A financial emergency is not taking a trip to Europe, a cruise to the Bahamas, going to your friend's wedding, or buying a new outfit. They can sometimes be unexpected, but they can be avoided and don’t need to happen.

I’ve had an emergency fund for years. Since college, actually, and it’s been a few years since I graduated from college. Starting and having an emergency fund was something my parents encouraged me to create.

Related read: How To Grow Your Emergency Savings This Year <<<<https://www.arelaxedgal.com/2017/02/how-build-an-emergency-fund.html>>>

I’ve needed to use my emergency fund a couple of times when I got laid off. From my experience of having an emergency fund and hearing the experiences of others who haven’t had one, I plan to always have one around, and here are four reasons why.


You feel less stressed

Knowing that I have money in the bank that I can pull from when I need to makes me less likely to worry. When I was laid off, I didn’t have to stress over money. Now, I was living on a tight budget, but I wasn’t concerned about only having enough money to last me a few weeks or how I was going to pay my bills because I had enough to last me for months.

With my emergency or rainy day fund in place, I was then able to focus my time and stress on finding a new job that was the right fit. I also wasn’t tempted to take just any offer because I didn’t need to get a job right away.


You make better decisions

It sounds crazy, but it’s true. When you have that emergency cash set aside when the time comes to use it, you’re less likely to panic because you don’t have to wonder or worry where the money is going to come from.

You also feel like you have more options. In talking with people who don’t have an emergency fund, they tend to buy a new car vs fixing their current car because they don’t have the $3,000 for the repair but think they can afford the $500 a month payment. In the long run, they end up spending a lot more than $3,000.


Things feel less like an emergency

This kinda plays into the last reason. When you have the money to cover the unexpected expense, you don’t panic. You can also focus on the situation at hand.

I’ve heard of people who had a close family member die several states away, and they were able to take a few days off work and book travel to go to the funeral without batting an eye because they had the cash in their emergency fund.
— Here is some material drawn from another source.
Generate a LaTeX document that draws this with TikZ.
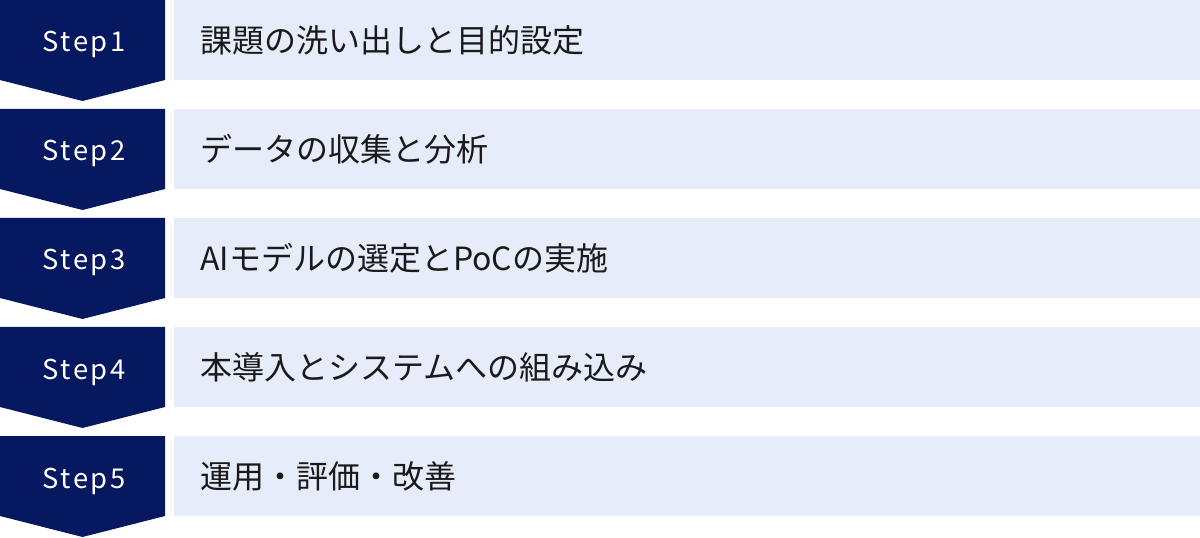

Related read: The 3 Best High Yield Savings Accounts For Your Emergency Fund <<<<https://www.arelaxedgal.com/2021/08/best-high-yield-savings-accounts.html>>>


Helps you stay out of debt

This is a big one. Many Americans use a credit card or their 401k to cover emergencies, meaning they are going into debt. And debt isn’t free money; it’s money that has to be paid back within a certain period of time along with interest and, in the case of the 401k fees.

So that $1,000, $500, or even $3,000 emergency you didn’t have the cash for costs you more in the long run. That can make it harder to save up because more money is going to repay that loan.

Even taking from your 401k costs you money over time. When you take from your 401k, you typically run into interest and fees that need to be paid. Plus, you lose out on earnings that money would have gained had you not taken it out. A double penalty.